Michael Kraker, the man behind www.golflawyer.com, maintains that although club owners may think they are safe from liability for errant balls, a case involving Middlebrook Country Club in Rehoboth, Mass., and two neighboring property owners (see page N10, “Fore! Golf Course Owners: Watch Out for Errant Shots”), points out that is not always so.

“This is a topic that makes me tap dance the most,” Kraker, a Minnesota attorney who advises course designers, managers and owners on how best to manage liability and risk, acknowledged in a recent interview with Insurance Journal. “The issue of adjacent property is just a ‘Pandora’s box.’ It’s tough to get a straight reading on what a court will decide.”

Kraker said the best golf courses are designed with a “safety corridor” that takes into consideration how close homes, roads and other off-course properties are to the playing field. But increasingly, with suburban sprawl, developers are building new homes close to existing courses and the club owners have no control.

(In the Massachusetts case, Justice Mark V. Green seemed to suggest that Middlebrook’s safety corridor needed expansion, writing: “To the extent that the ordinary use of the defendants’ golf course requires land beyond the course boundaries to accommodate the travel of errant shots, it is incumbent on the defendants to acquire either the fee in the additional land itself, or the right to use the additional land for that purpose.
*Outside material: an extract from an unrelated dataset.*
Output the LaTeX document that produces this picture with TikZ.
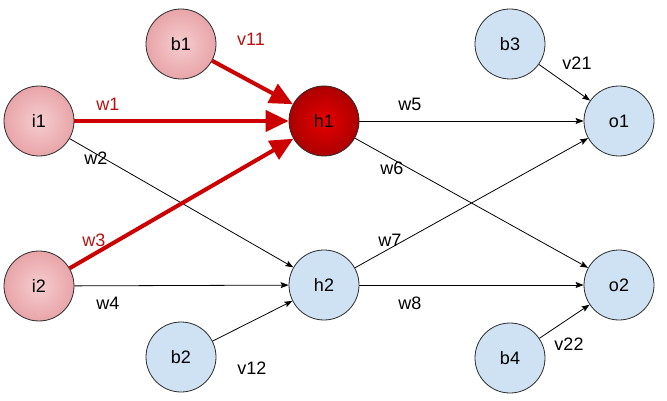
\documentclass[tikz,border=0pt]{standalone}
\usepackage{fontspec}
\setmainfont{Liberation Sans}
\usetikzlibrary{arrows.meta}
\definecolor{pinkin}{HTML}{F5CDCF}
\definecolor{pinkout}{HTML}{DC7C82}
\definecolor{redin}{HTML}{E80000}
\definecolor{redout}{HTML}{6E0000}
\definecolor{lblue}{HTML}{CFE2F3}
\definecolor{edgered}{HTML}{CC0000}
\definecolor{labred}{HTML}{B81010}
\definecolor{rim}{HTML}{2B2B2B}
\pgfdeclareradialshading{pinkball}{\pgfpoint{0bp}{0bp}}{color(0bp)=(pinkin); color(50bp)=(pinkout)}
\pgfdeclareradialshading{redball}{\pgfpoint{0bp}{0bp}}{color(0bp)=(redin); color(50bp)=(redout)}
\tikzset{
  neuron/.style={circle, draw=rim, line width=0.8pt, minimum size=70pt, inner sep=0pt, font=\fontsize{18}{21}\selectfont},
  pinkn/.style={neuron, shading=pinkball},
  redn/.style={neuron, shading=redball},
  bluen/.style={neuron, fill=lblue},
  thin edge/.style={line width=0.8pt, -{Stealth[length=8pt,width=6pt,inset=1.5pt]}},
  red edge/.style={draw=edgered, line width=4pt, -{Triangle[length=23pt,width=21pt]}},
  lab/.style={font=\fontsize{18}{21}\selectfont, inner sep=0pt},
  redlab/.style={lab, text=labred}
}
\begin{document}
\begin{tikzpicture}[x=1pt,y=-1pt]
\useasboundingbox (0,0) rectangle (667,401);
\node[pinkn] (i1) at (39,121) {i1};
\node[pinkn] (i2) at (39,286) {i2};
\node[pinkn] (b1) at (181,44) {b1};
\node[redn] (h1) at (324,121) {h1};
\node[bluen] (h2) at (324,285) {h2};
\node[bluen] (b2) at (181,357) {b2};
\node[bluen] (b3) at (510,44) {b3};
\node[bluen] (o1) at (619,121) {o1};
\node[bluen] (o2) at (619,285) {o2};
\node[bluen] (b4) at (510,358) {b4};

\draw[thin edge] (i1) -- (h2);
\draw[thin edge] (i2) -- (h2);
\draw[thin edge] (b2) -- (h2);
\draw[thin edge] (h1) -- (o1);
\draw[thin edge] (h1) -- (o2);
\draw[thin edge] (h2) -- (o1);
\draw[thin edge] (h2) -- (o2);
\draw[thin edge] (b3) -- (o1);
\draw[thin edge] (b4) -- (o2);
\draw[red edge] (i1) -- (h1);
\draw[red edge] (i2) -- (h1);
\draw[red edge] (b1) -- (h1);

\node[redlab] (lw1) at (108,104) {w1};
\node[lab] (lw2) at (96,158) {w2};
\node[redlab] (lw3) at (94,240) {w3};
\node[lab] (lw4) at (108,303) {w4};
\node[redlab] (lv11) at (251,39) {v11};
\node[lab] (lv12) at (252,368) {v12};
\node[lab] (lw5) at (410,104) {w5};
\node[lab] (lw6) at (392,168) {w6};
\node[lab] (lw7) at (390,240) {w7};
\node[lab] (lw8) at (410,303) {w8};
\node[lab] (lv21) at (577,63) {v21};
\node[lab] (lv22) at (569,344) {v22};
\end{tikzpicture}
\end{document}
The defendants assert no claim of right to use, occupy, or propel golf balls onto the plaintiffs’ properties, and we accordingly see no reason why the plaintiffs should be required to suffer such intrusion merely because the defendants commenced operation of the course before the plaintiffs arrived on the scene.”)

Shifting responsibility

Some courses attempt to shift responsibility to individual golfers through language and signs stating that golfers are responsible for their errant shots. “It’s better than nothing but it’s basically ineffective,” believes Kraker.
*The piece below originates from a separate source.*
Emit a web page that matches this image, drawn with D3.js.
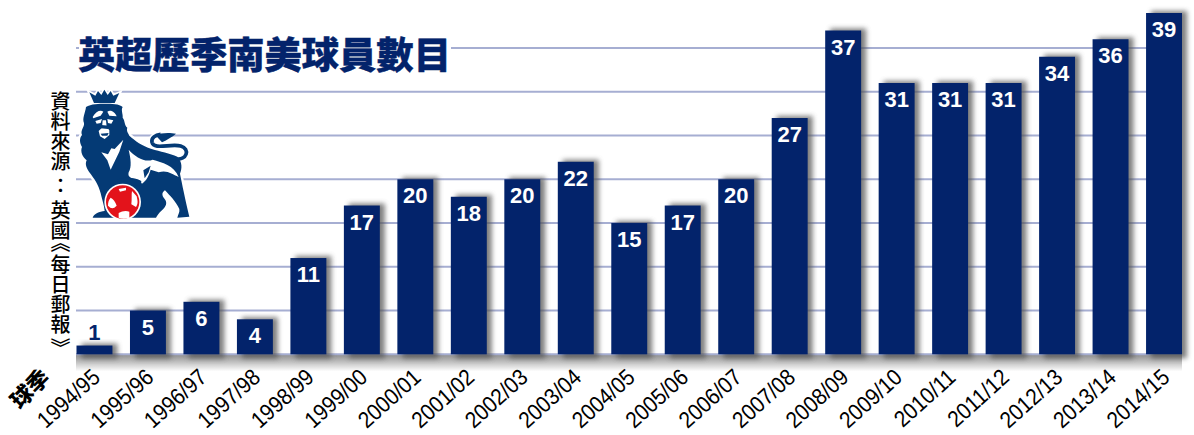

Homeowners often buy homes adjacent to courses for their aesthetic appeal and the fact that they have high resale value. When a problem with golf balls in their yard persists, they or their neighbors might resist certain mitigation efforts such as fences or netting as eyesores that could lessen the value, Kraker said.
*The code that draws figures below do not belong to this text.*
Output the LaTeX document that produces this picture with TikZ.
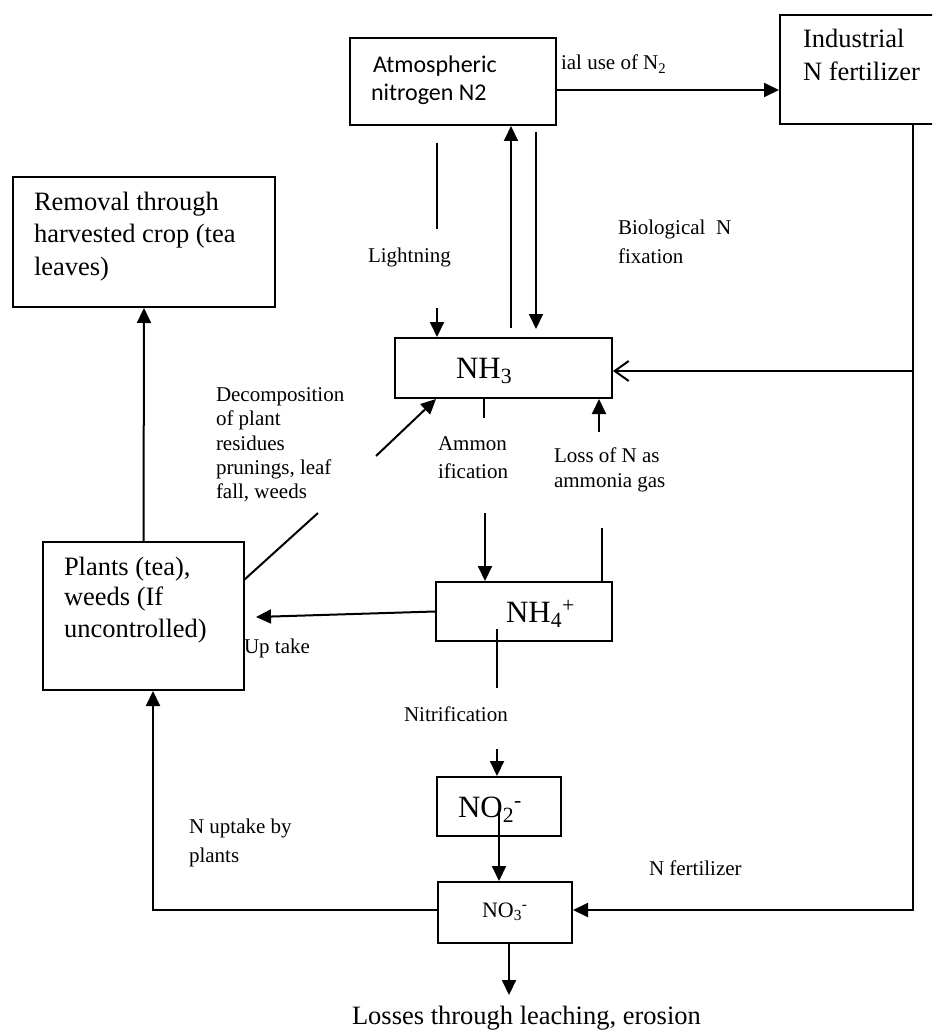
\documentclass[tikz,border=0pt]{standalone}
\usepackage{fontspec}
\setmainfont{Liberation Serif}
\newfontfamily\calibfont{Carlito}
\usetikzlibrary{arrows.meta}
\begin{document}
\begin{tikzpicture}[x=1pt,y=-1pt,line width=2pt,
 box/.style={draw,rectangle,inner sep=0pt},
 lab/.style={anchor=base west,inner sep=0pt,font=\fontsize{21}{25}\selectfont},
 big/.style={anchor=base west,inner sep=0pt,font=\fontsize{26.5}{31}\selectfont},
 chem/.style={anchor=base west,inner sep=0pt,font=\fontsize{31}{36}\selectfont},
 chemsm/.style={anchor=base west,inner sep=0pt,font=\fontsize{22}{26}\selectfont},
 sans/.style={anchor=base west,inner sep=0pt,font=\calibfont\fontsize{24}{28}\selectfont},
 arr/.style={-{Triangle[length=15pt,width=14pt]}},
 openarr/.style={-{Straight Barb[length=14pt,width=20pt]}}]
\useasboundingbox (0,0) rectangle (932,1032);
\clip (0,0) rectangle (932,1032);
% boxes
\node[box,minimum width=262pt,minimum height=130pt] (rem) at (144,242) {};
\node[box,minimum width=206pt,minimum height=87pt] (atm) at (453,81.5) {};
\node[box,minimum width=172pt,minimum height=109pt] (ind) at (866,69.5) {};
\node[box,minimum width=217pt,minimum height=60pt] (nh3) at (503.5,368) {};
\node[box,minimum width=201pt,minimum height=148pt] (plants) at (143.5,616) {};
\node[box,minimum width=176pt,minimum height=59pt] (nh4) at (524,611.5) {};
\node[box,minimum width=124pt,minimum height=59pt] (no2) at (499,806.5) {};
\node[box,minimum width=134pt,minimum height=61pt] (no3) at (505,912.5) {};
% box texts
\node[big] (rem1) at (33,211) {Removal through};
\node[big] (rem2) at (33,242) {harvested crop (tea};
\node[big] (rem3) at (33,275) {leaves)};
\node[sans] (atm1) at (372,73) {Atmospheric};
\node[sans] (atm2) at (370,101) {nitrogen N2};
\node[big] (ind1) at (802,48) {Industrial};
\node[big] (ind2) at (802,81) {N fertilizer};
\node[big] (pl1) at (63,575) {Plants (tea),};
\node[big] (pl2) at (63,605) {weeds (If};
\node[big] (pl3) at (63,637) {uncontrolled)};
\node[chem] (nh3t) at (455,378) {NH\textsubscript{3}};
\node[chem] (nh4t) at (505,622) {NH\textsubscript{4}\textsuperscript{+}};
\node[chem] (no2t) at (457,817) {NO\textsubscript{2}\textsuperscript{-}};
\node[chemsm] (no3t) at (481,917) {NO\textsubscript{3}\textsuperscript{-}};
\node[big] (losst) at (351,1024) {Losses through leaching, erosion};
% labels
\node[lab] (iu) at (560,70) {ial use of N\textsubscript{2}};
\node[lab] (lgt) at (367,262) {Lightning};
\node[lab] (bio1) at (617,235) {Biological\ \ N};
\node[lab] (bio2) at (617,263) {fixation};
\node[lab] (dec1) at (215,401) {Decomposition};
\node[lab] (dec2) at (215,425) {of plant};
\node[lab] (dec3) at (215,450) {residues};
\node[lab] (dec4) at (215,474) {prunings, leaf};
\node[lab] (dec5) at (215,498) {fall, weeds};
\node[lab] (am1) at (437,450) {Ammon};
\node[lab] (am2) at (437,478) {ification};
\node[lab] (lo1) at (553,462) {Loss of N as};
\node[lab] (lo2) at (553,487) {ammonia gas};
\node[lab] (upt) at (243,653) {Up take};
\node[lab] (nit) at (403,721) {Nitrification};
\node[lab] (nu1) at (188,833) {N uptake by};
\node[lab] (nu2) at (188,862) {plants};
\node[lab] (nf) at (648,875) {N fertilizer};
% coordinates for free ends
\coordinate (lgA) at (437,143);
\coordinate (lgB) at (437,229);
\coordinate (lgC) at (437,308);
\coordinate (upA) at (511,328);
\coordinate (bfA) at (536,132);
\coordinate (bfB) at (536,329);
\coordinate (c1) at (913,371);
\coordinate (c2) at (913,910);
\coordinate (amA) at (484,418);
\coordinate (amB) at (485,513);
\coordinate (lsA) at (602,528);
\coordinate (lsB) at (599,432);
\coordinate (upT) at (256,617);
\coordinate (niA) at (497,629);
\coordinate (niB) at (497,688);
\coordinate (niC) at (497,749);
\coordinate (nnA) at (499,812);
\coordinate (lsT) at (509,995);
\coordinate (pA) at (153,910);
\coordinate (dc1) at (244,580);
\coordinate (dc2) at (318,513);
\coordinate (dc3) at (376,456);
\coordinate (dc4) at (436,399);
% connectors
\draw[arr] ([yshift=-8.5pt]atm.east) -- ([yshift=-8.5pt]atm.east -| ind.west);
\draw (lgA) -- (lgB);
\draw[arr] (lgC) -- (lgC |- nh3.north);
\draw[arr] (upA) -- (upA |- atm.south);
\draw[arr] (bfA) -- (bfB);
\draw[arr] (ind.south -| c2) -- (c2) -- (c2 -| no3.east);
\draw[openarr] (c1) -- (c1 -| nh3.east);
\draw (amA |- nh3.south) -- (amA);
\draw[arr] (amB) -- (amB |- nh4.north);
\draw (lsA |- nh4.north) -- (lsA);
\draw[arr] (lsB) -- (lsB |- nh3.south);
\draw[arr] (nh4.west) -- (upT);
\draw (niA) -- (niB);
\draw[arr] (niC) -- (niC |- no2.north);
\draw[arr] (nnA) -- (nnA |- no3.north);
\draw[arr] (lsT |- no3.south) -- (lsT);
\draw[arr] (pA -| no3.west) -- (pA) -- (pA |- plants.south);
\draw[arr] (plants.north) -- (rem.south);
\draw (dc1) -- (dc2);
\draw[arr] (dc3) -- (dc4);
\end{tikzpicture}
\end{document}
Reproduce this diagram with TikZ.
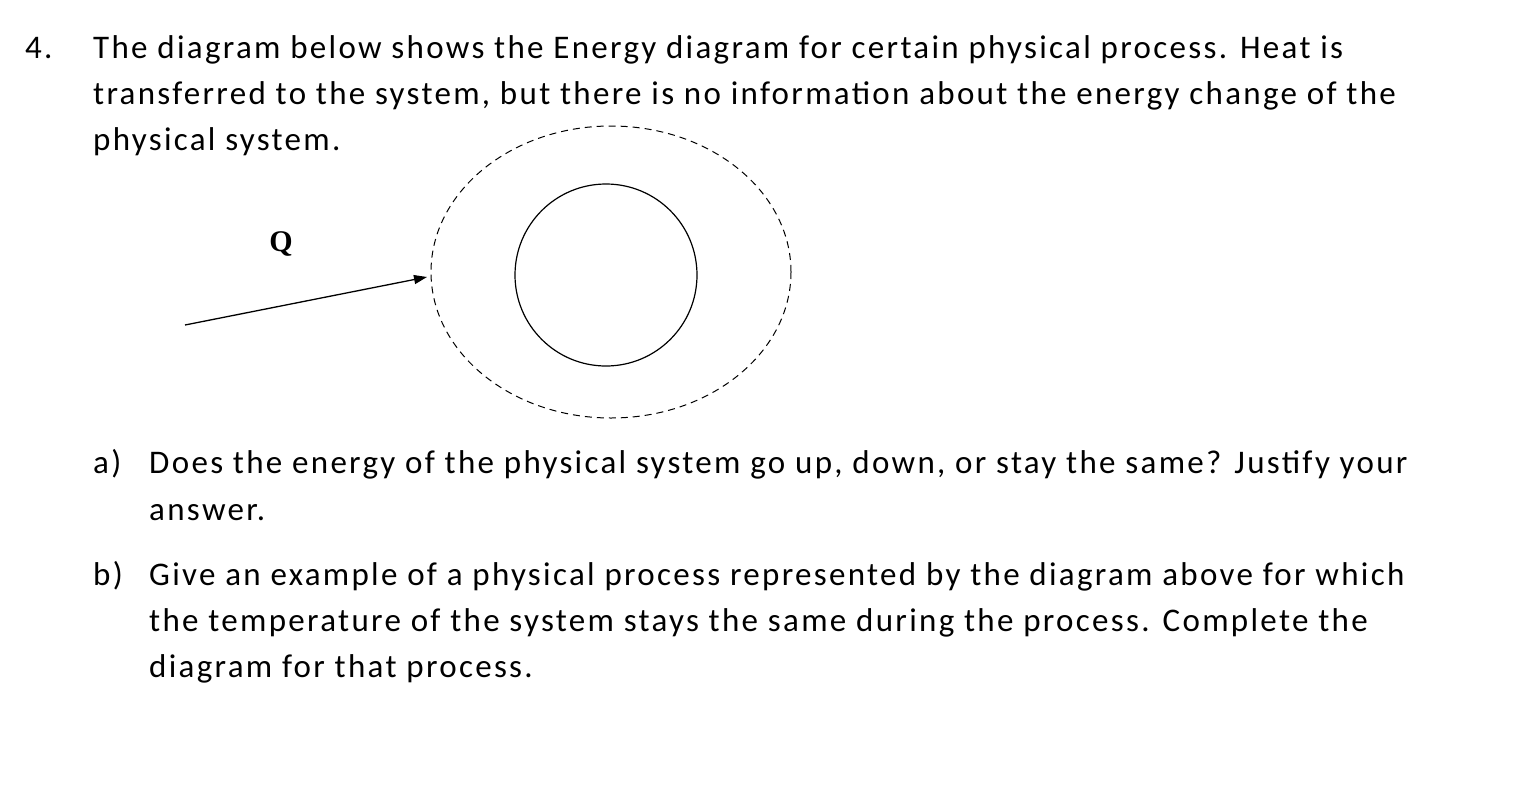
\documentclass[tikz,border=0pt]{standalone}
\usepackage{fontspec}
\setmainfont[LetterSpace=7]{Carlito}
\newfontfamily\qfont{Liberation Serif}
\usetikzlibrary{arrows.meta}
\begin{document}
\begin{tikzpicture}[x=1pt,y=-1pt,
  txt/.style={anchor=base west,inner sep=0pt,font=\fontsize{33}{46}\selectfont},
  line/.style={line width=1.3pt}]
\useasboundingbox (0,0) rectangle (1532,788);
\node[txt] (n4) at (25,58) {4.};
\node[txt] (l1) at (93,58) {The diagram below shows the Energy diagram for certain physical process. Heat is};
\node[txt] (l2) at (93,104) {transferred to the system, but there is no information about the energy change of the};
\node[txt] (l3) at (93,150) {physical system.};
\node[txt] (a1) at (93,473) {a)};
\node[txt] (a2) at (149,473) {Does the energy of the physical system go up, down, or stay the same? Justify your};
\node[txt] (a3) at (149,520) {answer.};
\node[txt] (b1) at (93,585) {b)};
\node[txt] (b2) at (149,585) {Give an example of a physical process represented by the diagram above for which};
\node[txt] (b3) at (149,631) {the temperature of the system stays the same during the process. Complete the};
\node[txt] (b4) at (149,677) {diagram for that process.};
\node[font=\qfont\bfseries\fontsize{30}{30}\selectfont] (q) at (281,244) {Q};
\draw[line width=1pt,dash pattern=on 7pt off 5pt] (611,272) ellipse [x radius=180, y radius=146];
\node[draw,circle,line width=1.2pt,minimum size=182pt,inner sep=0pt] (sys) at (606,275) {};
\coordinate (qs) at (185,325);
\coordinate (qe) at (427,277);
\draw[line,-{Triangle[length=13pt,width=9pt]}] (qs) -- (qe);
\end{tikzpicture}
\end{document}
For the golf course owners, even those who strive to be good neighbors, there is a limit to how much damage on adjacent properties they can pay for, Kraker added.

Do golf courses learn from these court rulings? “Selfishly, I always hope that is the case,” acknowledged the attorney who advocates proactive risk management.

But he’s also realistic. “Most courses take a wait-and-see approach and it tends to come back to the economics,” Kraker said.